Eks napi teroris Mukhtar Khairi menilai, perempuan yang terpapar radikalisme lebih militan dibandingkan laki-laki. Perempuan yang terpapar radikalisme menganggap hukum jihad fardhu ain atau kewajiban perorangan.
“Teman-teman ini merasa bahwa jihad adalah fardhu ain. Semua wajib melakukan. Contoh, seorang istri tidak perlu izin pada suami, seorang anak tidak perlu ijin pada orang tua dan orang yang berhutang tidak perlu izin pada yang berpiuntang,” ucapnya dalam diskusi Alinea Forum bertajuk ‘Memperkuat Kontra Radikalisme’, Rabu (7/4/2021).
“Sehingga, ini menjadi fardhu ain bagi mereka dan membebani punggung-punggung mereka. Ketika mereka (perempuan) biasanya melihat protes-protes di suatu tempat itu (aksi teror), di kalangan kita (laki-laki) sibuk mengobarkan semangat, ‘Itu di Makassar sudah amaliah, kita kapan?’ (perempuan),” tutur Mukhtar mengungkap tradisi di kalangan kelompok teroris.
Menurut Mukhtar, hampir seluruh aksi teror susulan di Indonesia dipicu insiden sebelumnya. Ia pun membantah, adanya kemunduran deradikalisasi pascateror Zakiah Aini (ZA) di Mabes Polri. Sebab, Zakiah Aini tidak pernah mengikuti program deradikalisasi.
Ia menyampaikan, sebanyak 95% kawan-kawannya eks teroris jaringan Mujahidin Indonesia Timur (MIT) berhasil dideradikalisasi. Jaringan MIT di penjara Cipinang, Jakarta Timur, lanjutnya, juga dapat dideradikalisasi dengan kontra literasi terhadap Islamic State of Iraq and Syria (ISIS).
Kebanyakan kawan-kawannya terpapar radikalisme melalui literasi. “Kurang lebih 95% teman-teman sadar. Bertaubat setelah membaca literasi yang diterjemahkan kembali oleh ustad dan bisa kembalike masyarakat,” ujar Mukhtar.
Di sisi lain, jelasnya, pencegahan aksi terorisme sangat sulit, karena siapapun bisa terpapar radikalisme.

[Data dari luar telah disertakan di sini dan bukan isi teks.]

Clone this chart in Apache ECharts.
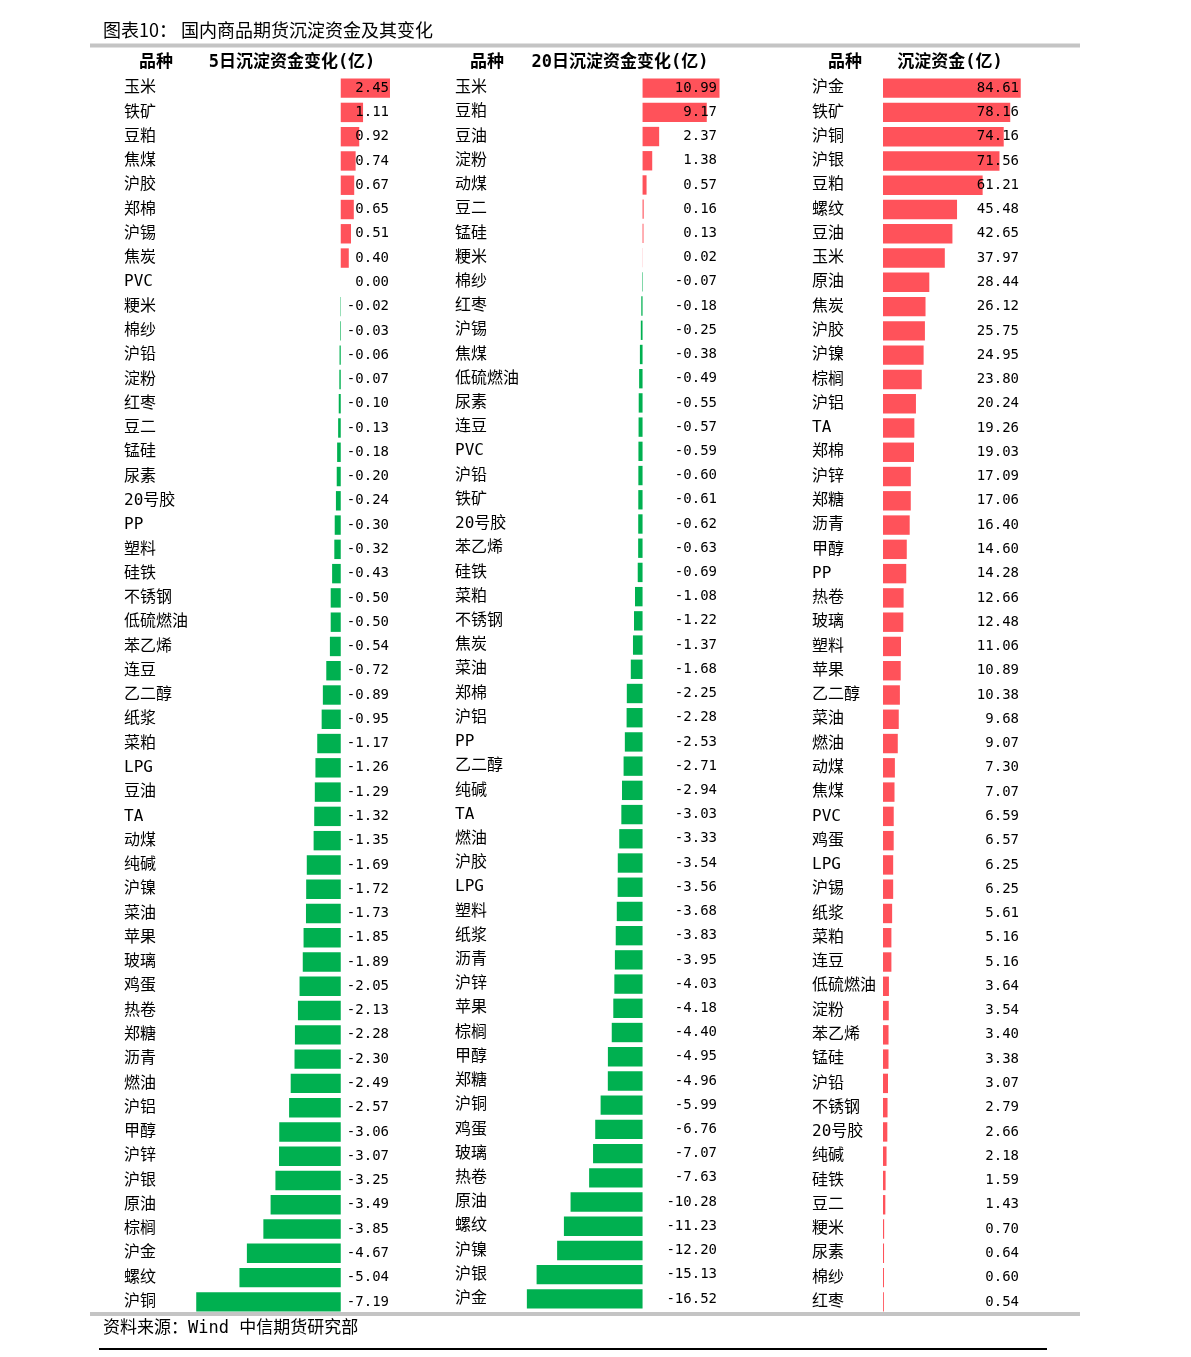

Apalagi, di era digital saat ini, kata dia, aksi teror tidak lagi membutuhkan komando.
“Jadi, enggak ada koordinasi. Tadi, saya katakan demikian, sehingga mereka berimprovisasi, berinovasi membuat bom sendiri juga kadang (mempelajari) dari internet),” ujar Mukhtar.

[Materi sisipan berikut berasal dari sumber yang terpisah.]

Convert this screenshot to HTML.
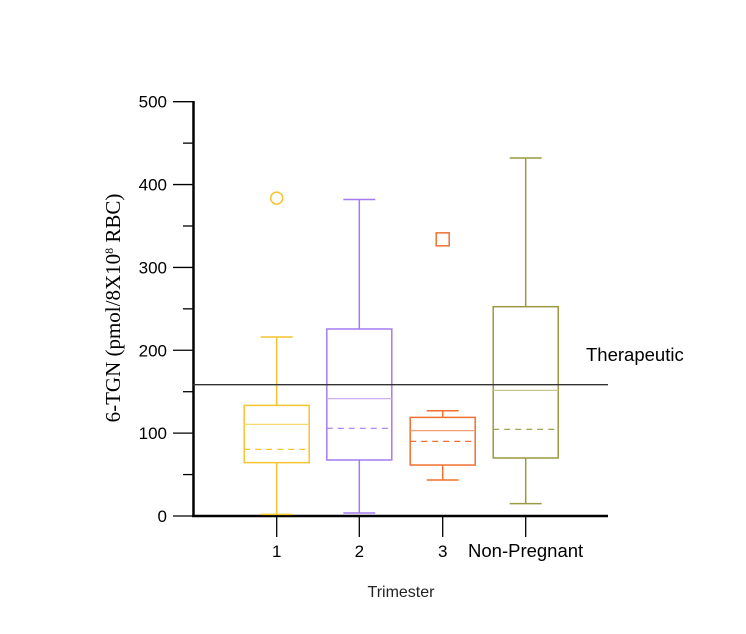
<!DOCTYPE html>
<html><head><meta charset="utf-8"><style>
body{margin:0;background:#fff}
svg{display:block}
text{font-family:"Liberation Sans",sans-serif}
</style></head><body>
<svg id="chart" width="746" height="634" viewBox="0 0 746 634"></svg>
<script>
const categories=["1","2","3","Non-Pregnant"];
const whiskerMax=[216,382,127,432];
const q3=[133.5,225.7,119,252.6];
const medians=[110.6,141.6,103,151.6];
const means=[80.4,105.8,90.1,104.6];
const q1=[64.4,67.6,61.5,70];
const whiskerMin=[2,3.6,43.4,14.9];
const outliers=[383.7,null,333.9,null];
const yTicks=[0,100,200,300,400,500];
const therapeutic=158.5;
const colors=["#f5c430","#a47cf0","#f07030","#9a9a40"];
const medColors=["#f8d870","#c4a8f6","#f4a070","#c8c890"];
const NS="http://www.w3.org/2000/svg";
const svg=document.getElementById('chart');
const y=v=>516-v*0.8286;
const xc=[276.7,359.3,442.7,525.7];
const x=i=>xc[i];
function el(t,a,p){const e=document.createElementNS(NS,t);for(const k in a)e.setAttribute(k,a[k]);(p||svg).appendChild(e);return e;}
let a=el('line',{x1:193.5,y1:101,x2:193.5,y2:517,stroke:'#000','stroke-width':2.5});


a=el('line',{x1:192,y1:516,x2:608,y2:516,stroke:'#000','stroke-width':2.5});


for(let v=0;v<=500;v+=50){
  const major=v%100===0;
  const t=el('line',{x1:major?173:183,y1:y(v),x2:193,y2:y(v),stroke:'#000','stroke-width':1.3});
  
  
}
yTicks.forEach(v=>{
  const t=el('text',{x:167,y:y(v)+6,'text-anchor':'end','font-size':17,fill:'#000'});
  t.textContent=v;
  
  
});
categories.forEach((c,i)=>{
  const t=el('line',{x1:x(i),y1:516,x2:x(i),y2:537,stroke:'#000','stroke-width':1.3});
  
  
  const l=el('text',{x:i===3?468:x(i),y:557,'text-anchor':i===3?'start':'middle','font-size':i===3?18.5:17,fill:'#000'});
  l.textContent=c;
  
  
});
categories.forEach((c,i)=>{
  const g=el('g',{});
  
  
  const col=colors[i],cx=x(i),hw=32.5,cw=16;
  el('line',{x1:cx,y1:y(whiskerMax[i]),x2:cx,y2:y(q3[i]),stroke:col,'stroke-width':1.5},g);
  el('line',{x1:cx,y1:y(q1[i]),x2:cx,y2:y(whiskerMin[i]),stroke:col,'stroke-width':1.5},g);
  el('line',{x1:cx-cw,y1:y(whiskerMax[i]),x2:cx+cw,y2:y(whiskerMax[i]),stroke:col,'stroke-width':1.5},g);
  el('line',{x1:cx-cw,y1:y(whiskerMin[i]),x2:cx+cw,y2:y(whiskerMin[i]),stroke:col,'stroke-width':1.5},g);
  el('rect',{x:cx-hw,y:y(q3[i]),width:2*hw,height:y(q1[i])-y(q3[i]),fill:'none',stroke:col,'stroke-width':1.5},g);
  el('line',{x1:cx-hw,y1:y(medians[i]),x2:cx+hw,y2:y(medians[i]),stroke:medColors[i],'stroke-width':1.2},g);
  el('line',{x1:cx-hw,y1:y(means[i]),x2:cx+hw,y2:y(means[i]),stroke:col,'stroke-width':1.2,'stroke-dasharray':'6,5'},g);
  if(outliers[i]!==null){
    if(i===0) el('circle',{cx:cx,cy:y(outliers[i]),r:6,fill:'none',stroke:col,'stroke-width':1.5},g);
    else el('rect',{x:cx-6.5,y:y(outliers[i])-6.5,width:13,height:13,fill:'none',stroke:col,'stroke-width':1.5},g);
  }
});
a=el('line',{x1:193,y1:y(therapeutic),x2:608,y2:y(therapeutic),stroke:'#333','stroke-width':1.3});


a=el('text',{x:586,y:361,'font-size':18.5,fill:'#000'});a.textContent='Therapeutic';


a=el('text',{x:401,y:597,'text-anchor':'middle','font-size':16,fill:'#222'});a.textContent='Trimester';


a=el('text',{x:0,y:0,'text-anchor':'middle','font-size':21,fill:'#000',transform:'translate(120,308) rotate(-90)',style:'font-family:"Liberation Serif",serif'});
a.innerHTML='6-TGN (pmol/8X10<tspan dy="-7" font-size="12">8</tspan><tspan dy="7"> RBC)</tspan>';


</script>
</body></html>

Untuk diketahui, ZA, terduga teroris di Mabes Polri adalah seorang perempuan milenial usia 25 tahun. Kapolri Jenderal Listyo Sigit Prabowo mengatakan ZA merupakan mantan mahasiswa di salah satu perguruan tinggi yang telah di drop out (DO) pada semester lima. Pun terduga pelaku bom pasangan suami istri di Gereja Katedral Makassar, Sulawesi Selatan, juga dikatahui generasi milenial kelahiran 1995.